ラグビーの現役時代のポジションは、CTB(センター)、FB(フルバック)。1986年度西日本学生代表として東西対抗に出場。
87年4月ベースボール・マガジン社入社、ラグビーマガジン編集部に勤務。90年6月より97年2月まで同誌編集長。出版局を経て98年6月退社し、フリーランスの編集者、記者、ラグビージャーナリストとして活動。J SPORTSのラグビー解説は98年より継続中。1999年から2019年の6回のラグビーワールドカップでコメンテーターを務めた。著書に「仲間を信じて」(岩波ジュニア新書)、「空飛ぶウイング」(洋泉社)、「ハルのゆく道」(道友社)、「ラグビーが教えてくれること」、「ノーサイド 勝敗の先にあるもの」(あかね書房)などがある。

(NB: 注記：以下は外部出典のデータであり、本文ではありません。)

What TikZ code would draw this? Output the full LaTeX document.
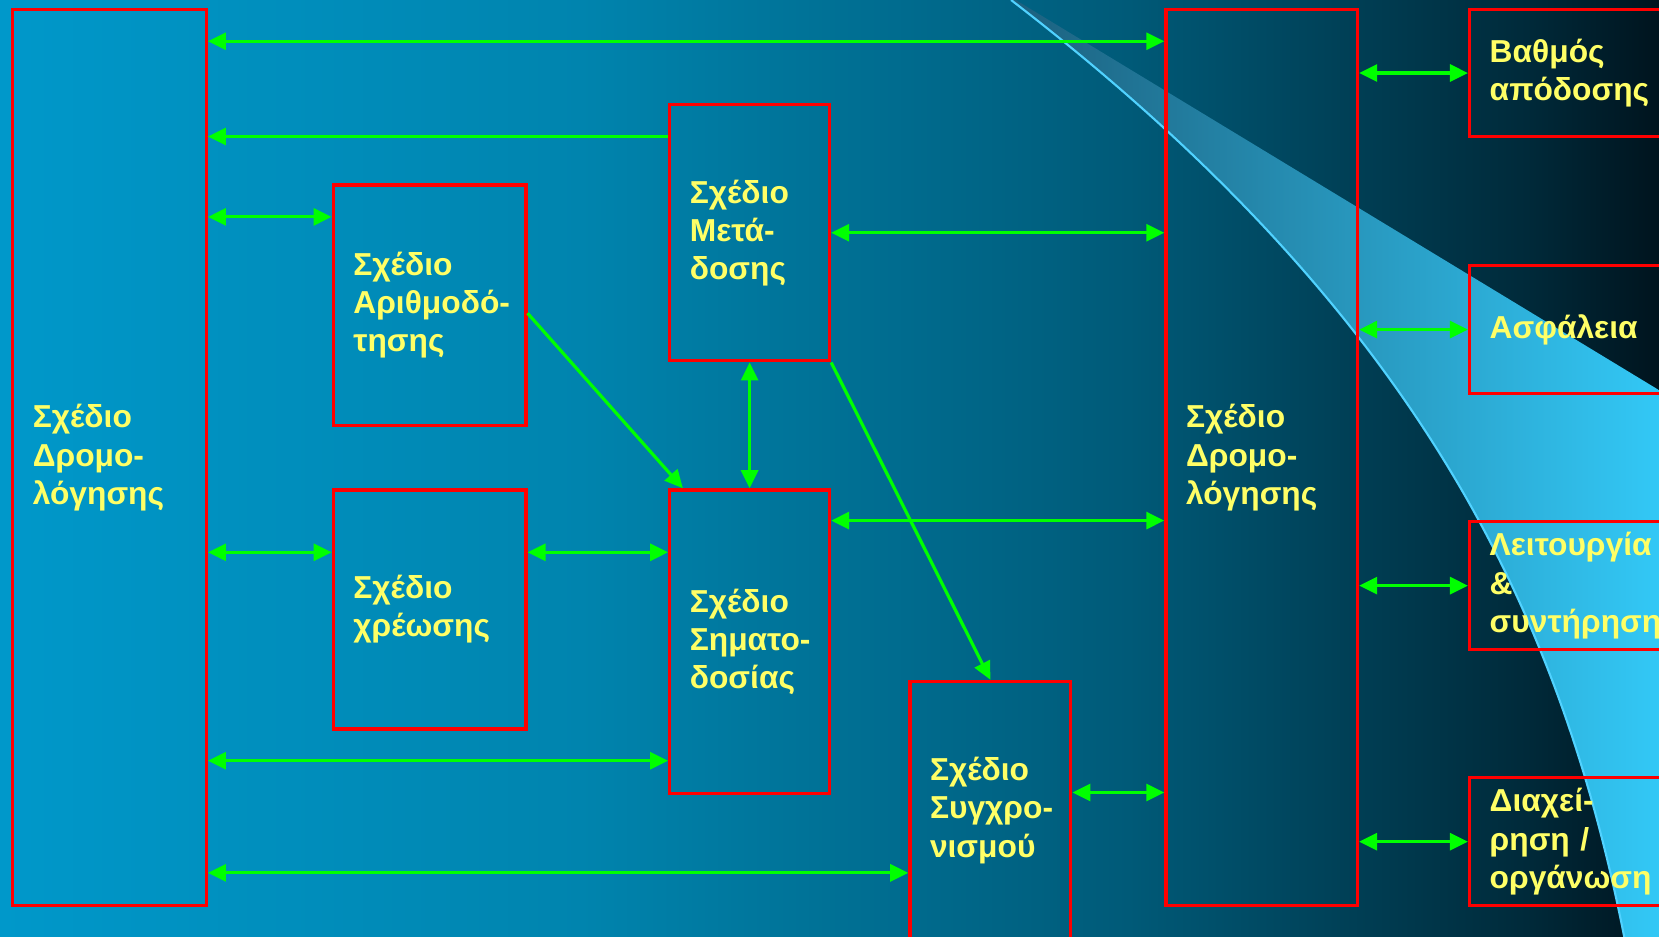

5日も、熊谷ラグビー場で、第11回全国高等学校選抜大会を取材した。朝から雨が降っていたのだが、グラウンドのコンディションはランニングラグビーを阻害するようなものではなく、第1試合の途中で雨もやんだ。きょうも、凄まじい試合を見ることになった。
準決勝第1試合の桐蔭学園(神奈川)対東福岡は、前日の東福岡対東海大仰星に勝るとも劣らない内容だった。前半は、東福岡BKのオープン展開を桐蔭学園のディフェンスががっちり止めきり、パスミスを拾ったCTB濱野がそのまま約40mを走りきってトライ。直後のキックオフからは、桐蔭学園22mライン内から仕掛けて、最後は右タッチライン際をWTB竹中が快走して連続トライ。PGを追加して前半は桐蔭学園が15-0とリードした。

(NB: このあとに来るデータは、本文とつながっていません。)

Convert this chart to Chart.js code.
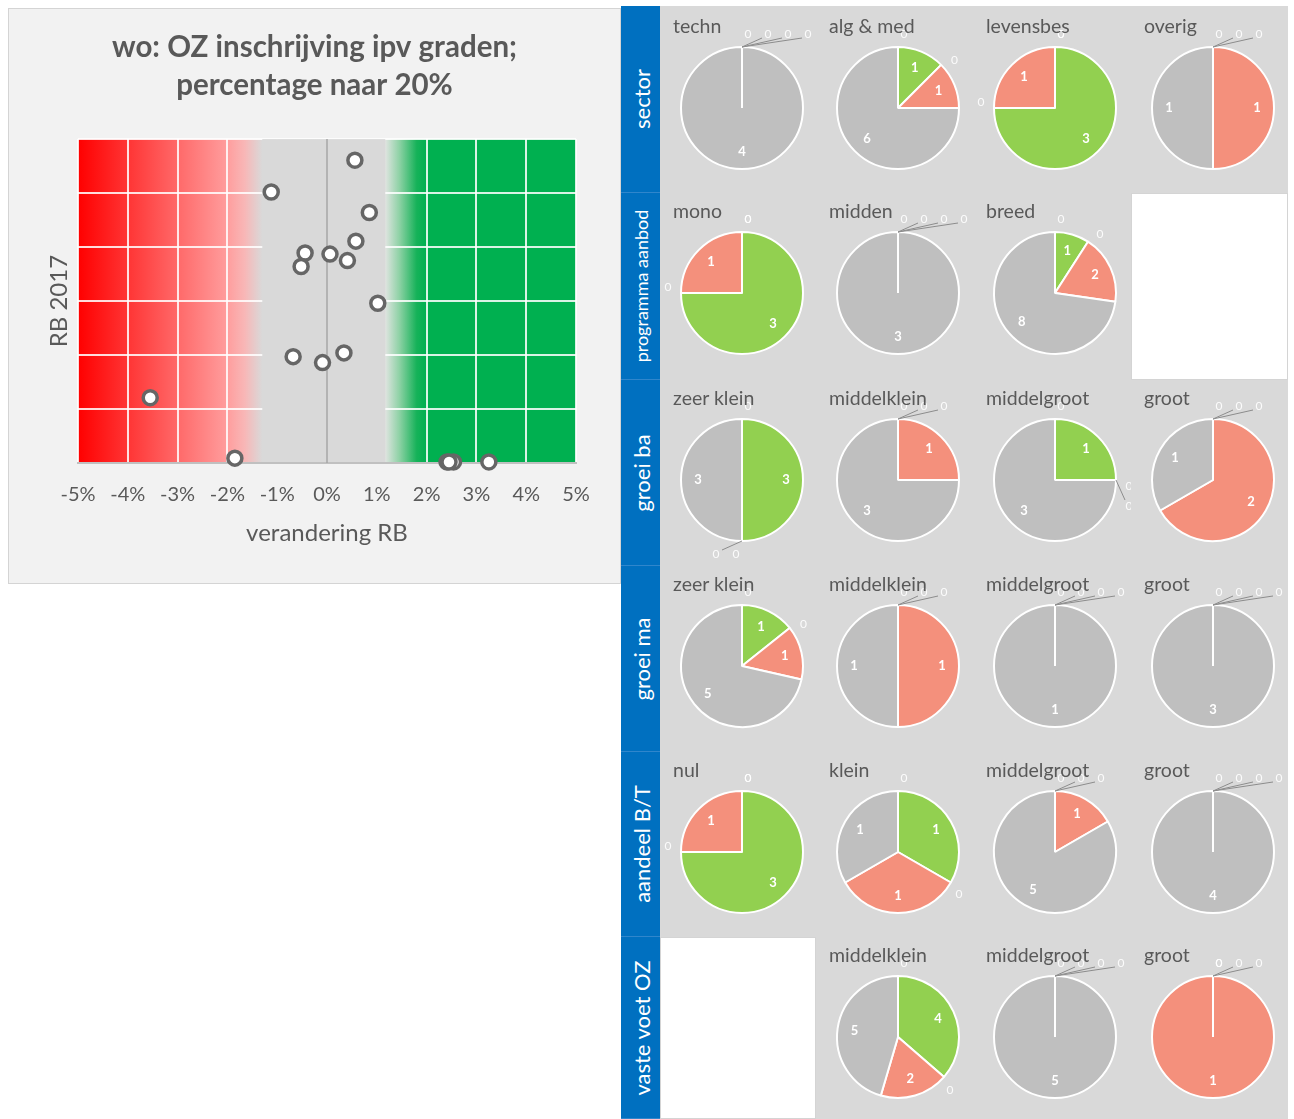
<!DOCTYPE html>
<html><head><meta charset="utf-8">
<script src="https://cdn.jsdelivr.net/npm/chart.js@4.4.1/dist/chart.umd.min.js"></script>
<style>
body{margin:0;background:#fff;width:1294px;height:1119px;position:relative;overflow:hidden;font-family:Lato,"Open Sans",sans-serif;}
#sbox{position:absolute;left:8px;top:8px;width:611px;height:574px;background:#f2f2f2;border:1px solid #d4d4d4;}
#sbox canvas{position:absolute;left:0;top:0;}
.band{position:absolute;left:621px;width:39px;background:#0070c0;border-bottom:1px solid #2f86cc;box-sizing:border-box;}
.band span{position:absolute;left:50%;top:50%;transform:translate(-50%,-50%) rotate(-90deg);white-space:nowrap;color:#fff;font-size:22px;}
.cell{position:absolute;background:#d9d9d9;}
.cell canvas{position:absolute;left:0;top:0;}
.cell .t{position:absolute;left:13px;top:7px;color:#595959;font-size:19.5px;white-space:nowrap;}
.blank{position:absolute;background:#fff;border:1px solid #d4d4d4;box-sizing:border-box;}
</style>
</head><body>
<div id="sbox"><canvas id="scatter" width="611" height="574"></canvas></div>
<div id="panel"></div>
<script>
// ---------- scatter data ----------
const scatterTitle = ['wo: OZ inschrijving ipv graden;', 'percentage naar 20%'];
const xAxisTitle = 'verandering RB';
const yAxisTitle = 'RB 2017';
const xTickValues = [-5, -4, -3, -2, -1, 0, 1, 2, 3, 4, 5];
const xTickLabels = ['-5%', '-4%', '-3%', '-2%', '-1%', '0%', '1%', '2%', '3%', '4%', '5%'];
const changeRB = [0.56, -1.12, 0.85, 0.58, -0.44, 0.06, -0.52, 0.41, 1.02, -0.68, -0.09, 0.34, -3.55, -1.85, 2.41, 2.54, 3.25, 2.45];
const rb2017   = [5.61, 5.02, 4.64, 4.11, 3.89, 3.87, 3.64, 3.75, 2.96, 1.97, 1.86, 2.04, 1.21, 0.09, 0.02, 0.02, 0.02, 0.02];

// ---------- pie data: [a, stijging, b, daling, neutraal] ----------
const sliceLabels = ['a', 'stijging', 'b', 'daling', 'neutraal'];
const rowLabels = ['sector', 'programma aanbod', 'groei ba', 'groei ma', 'aandeel B/T', 'vaste voet OZ'];
const sectorTitles = ['techn', 'alg & med', 'levensbes', 'overig'];
const sectorVals   = [[0,0,0,0,4], [0,1,0,1,6], [0,3,0,1,0], [0,0,0,1,1]];
const programmaTitles = ['mono', 'midden', 'breed', null];
const programmaVals   = [[0,3,0,1,0], [0,0,0,0,3], [0,1,0,2,8], null];
const groeiBaTitles = ['zeer klein', 'middelklein', 'middelgroot', 'groot'];
const groeiBaVals   = [[0,3,0,0,3], [0,0,0,1,3], [0,1,0,0,3], [0,0,0,2,1]];
const groeiMaTitles = ['zeer klein', 'middelklein', 'middelgroot', 'groot'];
const groeiMaVals   = [[0,1,0,1,5], [0,0,0,1,1], [0,0,0,0,1], [0,0,0,0,3]];
const aandeelTitles = ['nul', 'klein', 'middelgroot', 'groot'];
const aandeelVals   = [[0,3,0,1,0], [0,1,0,1,1], [0,0,0,1,5], [0,0,0,0,4]];
const vasteVoetTitles = [null, 'middelklein', 'middelgroot', 'groot'];
const vasteVoetVals   = [null, [0,4,0,2,5], [0,0,0,0,5], [0,0,0,1,0]];

const rowTitles = [sectorTitles, programmaTitles, groeiBaTitles, groeiMaTitles, aandeelTitles, vasteVoetTitles];
const rowVals = [sectorVals, programmaVals, groeiBaVals, groeiMaVals, aandeelVals, vasteVoetVals];

// ---------- styles ----------
const FONT = 'Lato, "Open Sans", sans-serif';
const TXT = '#595959';
const sliceColors = ['#00b050', '#92d050', '#f8cbad', '#f4907c', '#bfbfbf'];
const rowTops = [8, 193, 380, 566, 752, 937, 1119];
const colLefts = [660, 816, 973, 1131, 1288];

// ---------- scatter chart ----------
const bands = {
  id: 'bands',
  beforeDraw(chart) {
    const {ctx, chartArea: a, scales: {x}} = chart;
    const s = v => Math.min(1, Math.max(0, (x.getPixelForValue(v) - a.left) / (a.right - a.left)));
    const g = ctx.createLinearGradient(a.left, 0, a.right, 0);
    g.addColorStop(0, '#ff0000');
    g.addColorStop(s(-2), '#ff9d9d');
    g.addColorStop(s(-1.65), '#f8b7b7');
    g.addColorStop(s(-1.3), '#d9d9d9');
    g.addColorStop(s(1.17), '#dfe4e0');
    g.addColorStop(s(1.45), '#8fd2a6');
    g.addColorStop(s(1.8), '#16b259');
    g.addColorStop(s(2.0), '#00b050');
    g.addColorStop(1, '#00b050');
    ctx.save(); ctx.fillStyle = g;
    ctx.fillRect(a.left, a.top, a.right - a.left, a.bottom - a.top);
    ctx.restore();
  },
  beforeDatasetsDraw(chart) {
    const {ctx, chartArea: a, scales: {x}} = chart;
    const l = x.getPixelForValue(-1.3), r = x.getPixelForValue(1.17);
    ctx.save();
    ctx.fillStyle = '#d9d9d9';
    ctx.fillRect(l, a.top, r - l, a.bottom - a.top - 1);
    const z = x.getPixelForValue(0);
    ctx.strokeStyle = '#a6a6a6'; ctx.lineWidth = 1.5;
    ctx.beginPath(); ctx.moveTo(z, a.top); ctx.lineTo(z, a.bottom); ctx.stroke();
    ctx.restore();
  }
};

new Chart(document.getElementById('scatter'), {
  type: 'scatter',
  data: { datasets: [{
    data: changeRB.map((v, i) => ({x: v, y: rb2017[i]})),
    backgroundColor: '#ffffff', borderColor: '#666666', borderWidth: 3.5,
    pointRadius: 7, clip: false
  }]},
  options: {
    responsive: false, animation: false, events: [],
    layout: {padding: 0},
    plugins: {
      legend: {display: false}, tooltip: {enabled: false},
      title: {display: true, text: scatterTitle, color: TXT,
        font: {family: FONT, size: 29.5, weight: 'bold', lineHeight: 1.29},
        padding: {top: 19, bottom: 35}}
    },
    scales: {
      x: {type: 'linear', min: -5, max: 5,
        afterBuildTicks: sc => { sc.ticks = xTickValues.map(v => ({value: v})); },
        afterFit: sc => { sc.height = 120; },
        grid: {color: 'rgba(255,255,255,0.85)', lineWidth: 2, drawTicks: false},
        border: {display: true, color: '#c0c0c0', width: 2},
        ticks: {color: TXT, font: {family: FONT, size: 20}, padding: 20,
          callback: v => xTickLabels[xTickValues.indexOf(v)]},
        title: {display: true, text: xAxisTitle, color: TXT, font: {family: FONT, size: 24}, padding: {top: 0, bottom: 35}}
      },
      y: {type: 'linear', min: 0, max: 6,
        ticks: {display: false, stepSize: 1},
        afterFit: sc => { sc.width = 69; },
        grid: {color: 'rgba(255,255,255,0.85)', lineWidth: 2, drawTicks: false},
        border: {display: false},
        title: {display: true, text: yAxisTitle, color: TXT, font: {family: FONT, size: 24}, padding: {top: 36, bottom: 0}}
      },
      yRight: {type: 'linear', position: 'right', min: 0, max: 6,
        afterFit: sc => { sc.width = 44; },
        ticks: {display: false}, grid: {display: false}, border: {display: false}
      }
    }
  },
  plugins: [bands]
});

// ---------- pie labels plugin ----------
const pieLabels = {
  id: 'pieLabels',
  afterDatasetsDraw(chart) {
    const ctx = chart.ctx;
    const meta = chart.getDatasetMeta(0);
    const vals = chart.data.datasets[0].data;
    const seen = {};
    ctx.save();
    ctx.textAlign = 'center'; ctx.textBaseline = 'middle';
    meta.data.forEach((arc, i) => {
      const p = arc.getProps(['x', 'y', 'startAngle', 'endAngle', 'outerRadius'], true);
      const mid = (p.startAngle + p.endAngle) / 2;
      const c = Math.cos(mid), s = Math.sin(mid);
      if (vals[i] > 0) {
        ctx.fillStyle = '#ffffff';
        ctx.font = 'bold 13px ' + FONT;
        ctx.fillText(String(vals[i]), p.x + c * p.outerRadius * 0.72, p.y + s * p.outerRadius * 0.72);
      } else {
        const key = mid.toFixed(2);
        const k = seen[key] || 0; seen[key] = k + 1;
        const ax = p.x + c * p.outerRadius, ay = p.y + s * p.outerRadius;
        const px = -s, py = c; // perpendicular (clockwise)
        const lx = ax + c * 13 + px * (6 + 20 * k), ly = ay + s * 13 + py * (6 + 20 * k);
        if (k > 0) {
          ctx.strokeStyle = '#8c8c8c'; ctx.lineWidth = 1;
          ctx.beginPath(); ctx.moveTo(ax, ay); ctx.lineTo(lx - px * 6 - c * 4, ly - py * 6 - s * 4); ctx.stroke();
        }
        ctx.fillStyle = 'rgba(255,255,255,0.9)';
        ctx.font = '12px ' + FONT;
        ctx.fillText('0', lx, ly);
      }
    });
    ctx.restore();
  }
};

// ---------- panel ----------
const panel = document.getElementById('panel');
rowLabels.forEach((lab, r) => {
  const b = document.createElement('div');
  b.className = 'band';
  b.style.top = (r === 0 ? 6 : rowTops[r]) + 'px';
  b.style.height = (rowTops[r + 1] - (r === 0 ? 6 : rowTops[r])) + 'px';
  const sp = document.createElement('span');
  sp.textContent = lab;
  if (lab.length > 14) sp.style.fontSize = '18px';
  b.appendChild(sp);
  panel.appendChild(b);
  for (let c = 0; c < 4; c++) {
    const top = r === 0 ? 6 : rowTops[r];
    const h = rowTops[r + 1] - top;
    const w = colLefts[c + 1] - colLefts[c];
    const vals = rowVals[r][c];
    const div = document.createElement('div');
    div.style.left = colLefts[c] + 'px'; div.style.top = top + 'px';
    div.style.width = w + 'px'; div.style.height = h + 'px';
    if (!vals) { div.className = 'blank'; panel.appendChild(div); continue; }
    div.className = 'cell';
    const cv = document.createElement('canvas');
    cv.width = w; cv.height = h;
    div.appendChild(cv);
    const t = document.createElement('div');
    t.className = 't'; t.textContent = rowTitles[r][c];
    t.style.top = (rowTops[r] - top + 6) + 'px';
    div.appendChild(t);
    panel.appendChild(div);
    const cyOff = rowTops[r] - top + 38;
    new Chart(cv, {
      type: 'pie',
      data: {labels: sliceLabels, datasets: [{data: vals, backgroundColor: sliceColors, borderColor: '#ffffff', borderWidth: 2}]},
      options: {
        responsive: false, animation: false, events: [],
        layout: {padding: {left: 20, top: cyOff, right: w - 20 - 124, bottom: h - cyOff - 124}},
        plugins: {legend: {display: false}, tooltip: {enabled: false}, title: {display: false}}
      },
      plugins: [pieLabels]
    });
  }
});
</script>
</body></html>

昨季、公式戦無敗だった東福岡がついに敗れるのか? しかし、後半の東福岡は、桐蔭の小倉キャプテンが「違うチームみたいだった」というように、FWで激しく縦突進を繰り返しながら、NO8西内らが何度も抜けだし、スペースを作ってBKに展開。2分にFB藤田がPGを決め、5分、SO近藤、15分、FL中村がトライして、一気に同点に追いつく。桐蔭は連戦の疲れもあって、後半は防戦一方。東福岡は自陣からもタッチに蹴り出さずにひたすらボールを保持して攻め続け、26分、WTB中野が決勝トライ。最後は藤田がPGを追加して突き放した。
我慢してスペースを作り出す東福岡には感心させられたし、特に前半はほとんどタックルミス無く対応し、機を見て一気にラックを乗り越えるなど、桐蔭学園の粘り強いコンタクトプレーにも驚かされた。FB松島の柔らかさと強さを兼ね備えたランニングは、東福岡の激しいタックルにも倒れず、何度もスタンドを沸かせていた。

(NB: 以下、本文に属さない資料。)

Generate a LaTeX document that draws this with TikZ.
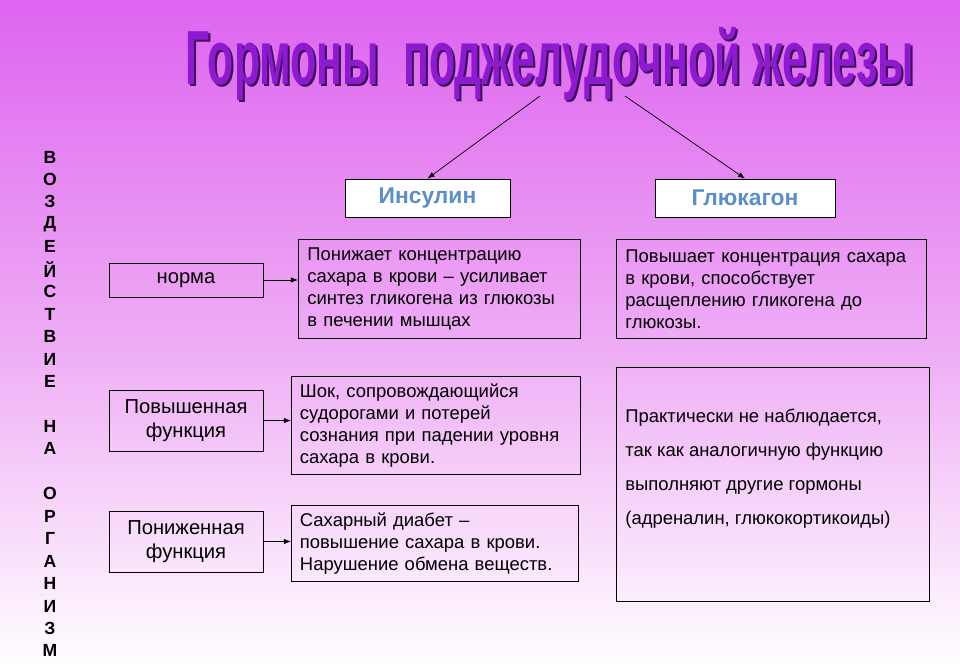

谷崎監督は、「彼らにとって15点リードされたのは、初めて。いい経験になりました」と笑顔で選手の頑張りを称えた。チームキャプテンに水上は実に冷静だった。「前半は焦りがありましたが、後半は点数を頭に入れながら戦えました。後半最初の3点がお守りになってくれました。連覇を狙うというより、目の前の試合を楽しみたい。周囲への感謝を忘れず、自分たちの責任を追求すれば、それが結果につながると思います。15点リードされた経験は財産になります」
第2試合は、大阪朝鮮がモールからNO8趙が先制トライ、SO朴がPGで加点。前半終了間際にはラックの連取からWTB金が独走して、17-0と大きくリードを取った。「エリアマネージメントを固執しすぎてしまった」(流経大柏・松井監督)という反省もあって、後半は攻勢に出た流経大柏だったが、最後は時間切れとなった。全国大会で初めて決勝進出となった大阪朝鮮の呉英吉監督は、「近畿大会から厳しい日程でしたが、一試合一試合選手が成長してくれました。決勝戦は、大阪、そして近畿の代表として決勝に残ったプライドをかけて戦いたい」と話していた。
決勝戦は、7日、午後1時から行われる。